**Aim of the exercise:**
Here are some records; copy every line that holds the word "Write".

**Dataset content:**

↓

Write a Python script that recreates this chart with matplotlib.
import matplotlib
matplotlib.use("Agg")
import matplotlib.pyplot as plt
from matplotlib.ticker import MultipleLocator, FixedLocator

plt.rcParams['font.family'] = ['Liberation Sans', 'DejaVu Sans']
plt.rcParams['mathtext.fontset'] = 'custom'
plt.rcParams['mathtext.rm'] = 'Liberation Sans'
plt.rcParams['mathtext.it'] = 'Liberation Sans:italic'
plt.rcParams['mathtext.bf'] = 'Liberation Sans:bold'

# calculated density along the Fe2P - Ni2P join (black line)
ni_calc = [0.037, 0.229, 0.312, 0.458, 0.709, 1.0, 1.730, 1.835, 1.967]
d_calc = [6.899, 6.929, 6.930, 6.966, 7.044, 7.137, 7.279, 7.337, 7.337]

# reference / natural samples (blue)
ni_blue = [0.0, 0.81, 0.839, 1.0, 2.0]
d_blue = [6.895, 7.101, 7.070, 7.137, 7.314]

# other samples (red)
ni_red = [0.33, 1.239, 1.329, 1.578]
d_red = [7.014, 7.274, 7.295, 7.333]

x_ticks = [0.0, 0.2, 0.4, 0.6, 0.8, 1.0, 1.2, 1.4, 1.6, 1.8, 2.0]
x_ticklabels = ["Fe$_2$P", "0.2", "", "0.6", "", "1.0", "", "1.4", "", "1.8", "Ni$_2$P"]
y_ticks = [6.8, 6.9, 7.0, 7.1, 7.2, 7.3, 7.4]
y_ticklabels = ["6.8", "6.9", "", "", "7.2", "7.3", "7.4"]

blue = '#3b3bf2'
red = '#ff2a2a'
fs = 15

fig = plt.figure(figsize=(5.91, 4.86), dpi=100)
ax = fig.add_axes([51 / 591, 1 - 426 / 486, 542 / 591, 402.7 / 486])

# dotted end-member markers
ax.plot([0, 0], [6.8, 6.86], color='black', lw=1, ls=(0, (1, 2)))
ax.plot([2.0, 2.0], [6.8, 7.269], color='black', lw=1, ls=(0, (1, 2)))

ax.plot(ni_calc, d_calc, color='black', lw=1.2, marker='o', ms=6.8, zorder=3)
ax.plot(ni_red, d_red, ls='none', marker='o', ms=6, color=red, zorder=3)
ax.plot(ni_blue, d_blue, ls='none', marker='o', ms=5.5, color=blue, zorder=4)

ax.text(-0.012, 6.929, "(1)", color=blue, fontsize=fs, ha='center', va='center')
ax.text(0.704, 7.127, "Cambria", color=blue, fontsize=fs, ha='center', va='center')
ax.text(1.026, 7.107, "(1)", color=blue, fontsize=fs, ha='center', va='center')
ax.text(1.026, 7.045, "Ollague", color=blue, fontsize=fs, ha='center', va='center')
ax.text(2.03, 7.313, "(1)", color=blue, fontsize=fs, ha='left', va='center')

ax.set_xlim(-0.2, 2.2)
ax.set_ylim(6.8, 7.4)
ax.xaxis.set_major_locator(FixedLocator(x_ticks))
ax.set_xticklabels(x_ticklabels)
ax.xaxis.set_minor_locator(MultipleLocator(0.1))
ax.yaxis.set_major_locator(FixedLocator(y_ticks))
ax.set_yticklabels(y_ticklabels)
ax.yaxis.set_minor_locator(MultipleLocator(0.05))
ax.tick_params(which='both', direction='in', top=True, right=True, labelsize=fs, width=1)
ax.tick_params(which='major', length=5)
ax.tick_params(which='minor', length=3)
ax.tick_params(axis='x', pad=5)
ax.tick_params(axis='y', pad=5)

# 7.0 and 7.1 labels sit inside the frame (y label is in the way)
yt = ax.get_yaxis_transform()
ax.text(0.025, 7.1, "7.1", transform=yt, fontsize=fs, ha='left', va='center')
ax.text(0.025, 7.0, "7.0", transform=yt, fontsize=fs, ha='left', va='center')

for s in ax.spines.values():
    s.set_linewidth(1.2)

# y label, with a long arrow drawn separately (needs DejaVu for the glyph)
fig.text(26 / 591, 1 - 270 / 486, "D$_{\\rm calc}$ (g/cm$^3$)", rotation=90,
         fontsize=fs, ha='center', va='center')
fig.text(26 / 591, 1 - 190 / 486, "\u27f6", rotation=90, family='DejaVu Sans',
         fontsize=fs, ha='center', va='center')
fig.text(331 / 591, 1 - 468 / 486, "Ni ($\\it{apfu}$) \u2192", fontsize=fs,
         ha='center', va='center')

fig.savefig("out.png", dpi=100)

↑
↓

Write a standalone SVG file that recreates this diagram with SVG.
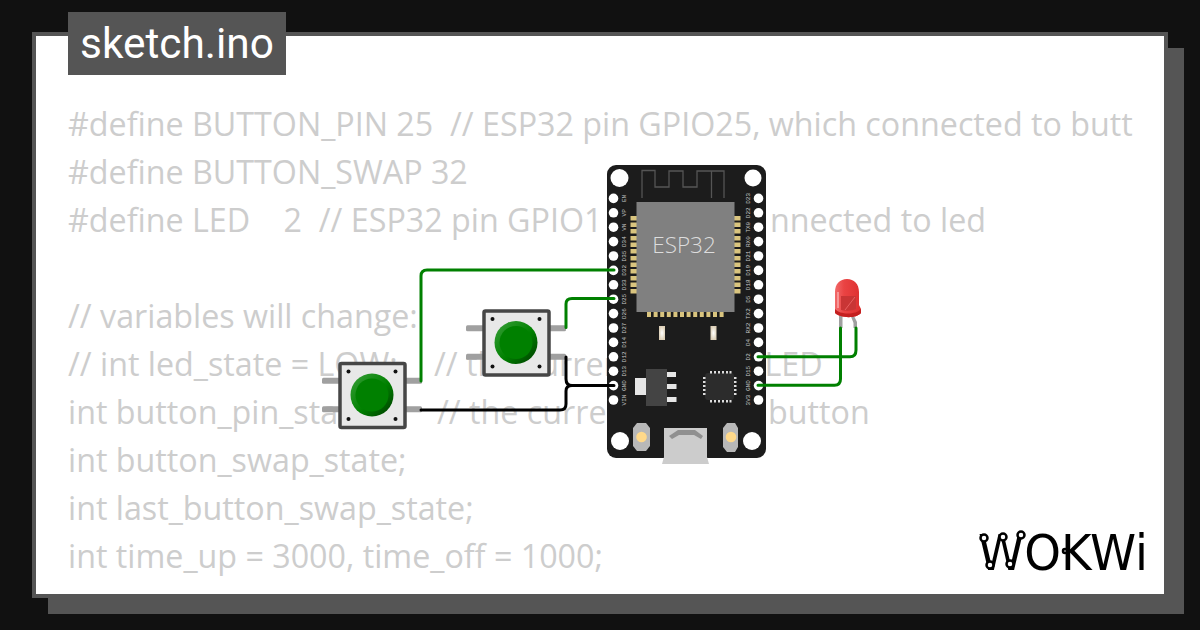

↑

**Answer to this exercise:**
Write a Python script that recreates this chart with matplotlib.
Write a standalone SVG file that recreates this diagram with SVG.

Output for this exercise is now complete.